- WRITTEN PROBLEM:
Return precisely the span of lines from the top of the material below to the line containing "error2 = (61.9, 60.6, 41.5)", both included. Pictures are excluded.

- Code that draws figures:
*-*-*

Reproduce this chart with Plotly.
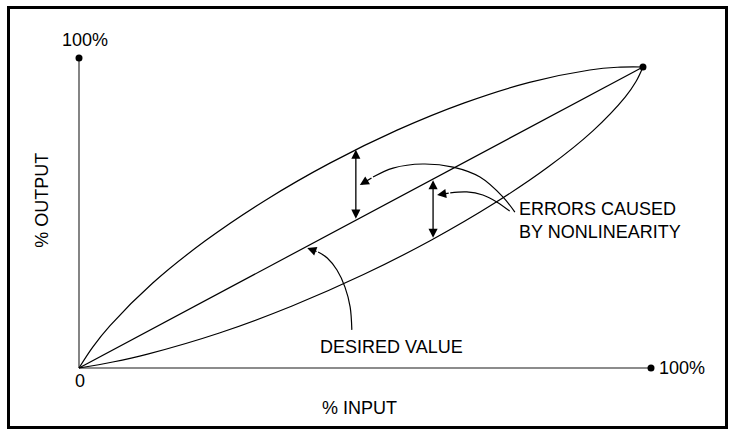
import plotly.graph_objects as go

# ---- data (percent input / percent output) ----
upper_x = [0, 2.40, 5.39, 12.89, 22.08, 32.54, 43.86, 55.61, 67.38, 78.75, 89.29, 94.13, 98.6]
upper_y = [0, 6.75, 13.60, 27.41, 41.03, 54.06, 66.09, 76.72, 85.53, 92.14, 96.13, 97.02, 97.1]

lower_x = [0, 5.90, 11.99, 24.54, 37.25, 49.74, 61.63, 72.53, 82.06, 89.84, 95.48, 97.38, 98.6]
lower_y = [0, 1.93, 4.49, 11.30, 20.00, 30.14, 41.29, 53.03, 64.90, 76.50, 87.38, 92.41, 97.1]

desired_x = [0, 98.6]
desired_y = [0, 97.1]

axis_end = 100

# error arrows: (x, y_from, y_to)
error1 = (48.4, 70.4, 47.7)
error2 = (61.9, 60.6, 41.5)

# leader curves
lead1_x = [76.2, 74.1, 70.1, 65.4, 60.1, 54.9, 51.4, 49.1]
lead1_y = [50.3, 55.2, 61.6, 64.8, 65.8, 64.5, 61.6, 59.0]
lead2_x = [75.3, 73.1, 70.6, 67.8, 64.9, 62.6]
lead2_y = [50.6, 53.5, 55.8, 56.8, 56.5, 55.8]
lead3_x = [47.7, 47.4, 46.5, 45.1, 43.4, 41.8, 39.9]
lead3_y = [12.3, 19.7, 26.1, 31.6, 35.5, 37.4, 38.7]

FONT = "Liberation Sans, Arial, sans-serif"

fig = go.Figure()

# axes
fig.add_trace(go.Scatter(x=[0, 0], y=[0, axis_end], mode="lines",
                         line=dict(color="#666666", width=1.6), hoverinfo="skip"))
fig.add_trace(go.Scatter(x=[0, axis_end], y=[0, 0], mode="lines",
                         line=dict(color="#666666", width=1.6), hoverinfo="skip"))

# curves
fig.add_trace(go.Scatter(x=upper_x, y=upper_y, mode="lines",
                         line=dict(color="black", width=1.2, shape="spline", smoothing=1)))
fig.add_trace(go.Scatter(x=lower_x, y=lower_y, mode="lines",
                         line=dict(color="black", width=1.2, shape="spline", smoothing=1)))
fig.add_trace(go.Scatter(x=desired_x, y=desired_y, mode="lines",
                         line=dict(color="black", width=1.2)))

# leader curves
for lx, ly in [(lead1_x, lead1_y), (lead2_x, lead2_y), (lead3_x, lead3_y)]:
    fig.add_trace(go.Scatter(x=lx[:-1], y=ly[:-1], mode="lines",
                             line=dict(color="black", width=1.2, shape="spline", smoothing=1)))

# dots
fig.add_trace(go.Scatter(x=[0, axis_end, desired_x[-1]], y=[axis_end, 0, desired_y[-1]],
                         mode="markers", marker=dict(color="black", size=7)))

# double-headed error arrows
for ex, ya, yb in [error1, error2]:
    fig.add_annotation(x=ex, y=ya, ax=ex, ay=yb, axref="x", ayref="y", xref="x", yref="y",
                       text="", showarrow=True, arrowhead=2, arrowside="end+start",
                       arrowsize=1.4, arrowwidth=1.3, arrowcolor="black")

# leader arrow heads
for lx, ly in [(lead1_x, lead1_y), (lead2_x, lead2_y), (lead3_x, lead3_y)]:
    fig.add_annotation(x=lx[-1], y=ly[-1], ax=lx[-2], ay=ly[-2], axref="x", ayref="y",
                       xref="x", yref="y", text="", showarrow=True, arrowhead=2,
                       arrowsize=1.4, arrowwidth=1.3, arrowcolor="black")

# texts
def txt(x, y, s, xanchor="center", align="center", angle=0):
    fig.add_annotation(x=x, y=y, xref="x", yref="y", text=s, showarrow=False,
                       xanchor=xanchor, yanchor="middle", align=align, textangle=angle,
                       font=dict(family=FONT, size=18, color="black"))

txt(1.05, 105.8, "100%")
txt(101.0, 0, "100%", xanchor="left")
txt(0.2, -4.2, "0")
txt(49.1, -12.9, "% INPUT")
txt(-6.5, 54.2, "% OUTPUT", angle=-90)
txt(76.5, 47.7, "ERRORS CAUSED<br>BY NONLINEARITY", xanchor="left", align="left")
txt(54.7, 6.8, "DESIRED VALUE")

# frame
W, H = 742, 437
fig.add_shape(type="rect", xref="paper", yref="paper",
              x0=8.5 / W, x1=726.5 / W, y0=1 - 427.5 / H, y1=1 - 7.5 / H,
              line=dict(color="black", width=3))

fig.update_layout(
    width=W, height=H, margin=dict(l=0, r=0, t=0, b=0),
    paper_bgcolor="white", plot_bgcolor="white", showlegend=False,
    xaxis=dict(range=[-79 / 5.72, (W - 79) / 5.72], visible=False, fixedrange=True),
    yaxis=dict(range=[(368 - H) / 3.1, 368 / 3.1], visible=False, fixedrange=True),
)

fig.write_html("out.html", config={"displayModeBar": False},
               post_script="document.body.style.margin='0';document.body.style.overflow='hidden';")
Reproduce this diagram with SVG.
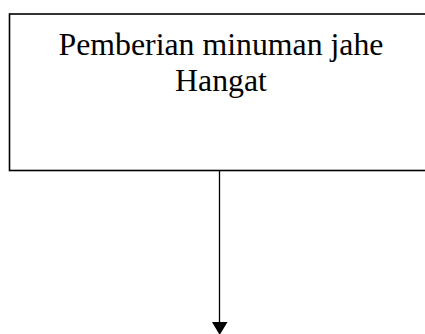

*-*-*

- TASK RESPONSE:
Reproduce this chart with Plotly.
import plotly.graph_objects as go

# ---- data (percent input / percent output) ----
upper_x = [0, 2.40, 5.39, 12.89, 22.08, 32.54, 43.86, 55.61, 67.38, 78.75, 89.29, 94.13, 98.6]
upper_y = [0, 6.75, 13.60, 27.41, 41.03, 54.06, 66.09, 76.72, 85.53, 92.14, 96.13, 97.02, 97.1]

lower_x = [0, 5.90, 11.99, 24.54, 37.25, 49.74, 61.63, 72.53, 82.06, 89.84, 95.48, 97.38, 98.6]
lower_y = [0, 1.93, 4.49, 11.30, 20.00, 30.14, 41.29, 53.03, 64.90, 76.50, 87.38, 92.41, 97.1]

desired_x = [0, 98.6]
desired_y = [0, 97.1]

axis_end = 100

# error arrows: (x, y_from, y_to)
error1 = (48.4, 70.4, 47.7)
error2 = (61.9, 60.6, 41.5)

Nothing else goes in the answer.